In late 2025, self-custody solutions for digital assets are becoming increasingly mainstream, moving beyond the niche of cryptocurrency enthusiasts. This shift is driven by a desire for greater security and control over digital assets, as evidenced by blockchain data showing a steady increase in funds being transferred from exchanges to personal wallets. This trend is not merely a reaction to security incidents but reflects a broader change in user behavior. The average age of crypto users in Europe is 33, and they are accustomed to managing digital responsibilities such as cloud backups and password managers. The development of user-friendly self-custody tools, including account abstraction and improved wallet designs, has facilitated this
transition. These tools offer features like spending limits and social recovery, making them more accessible to the average user. Additionally, regulatory frameworks in Europe allow for self-custody without third-party control, providing users with both freedom and responsibility.
Why It's Important?
The growing adoption of self-custody solutions signifies a significant shift in how digital assets are managed, with implications for security and user autonomy.
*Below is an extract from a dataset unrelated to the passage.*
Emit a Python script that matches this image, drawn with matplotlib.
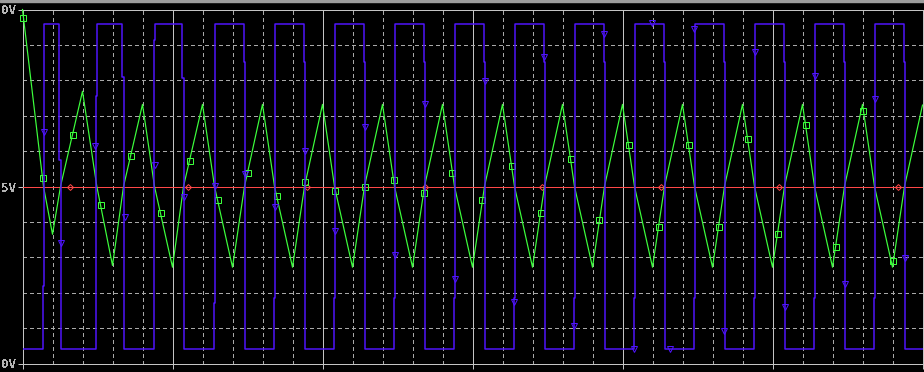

This trend reduces reliance on centralized platforms, which have been vulnerable to security breaches and failures. By managing their own private keys, users can mitigate risks associated with total delegation of asset control. This shift also reflects a broader movement towards decentralization in the digital economy, potentially influencing how financial services are structured and regulated. As more users adopt self-custody, there could be increased demand for user-friendly tools and services that support this model, driving innovation in the fintech sector.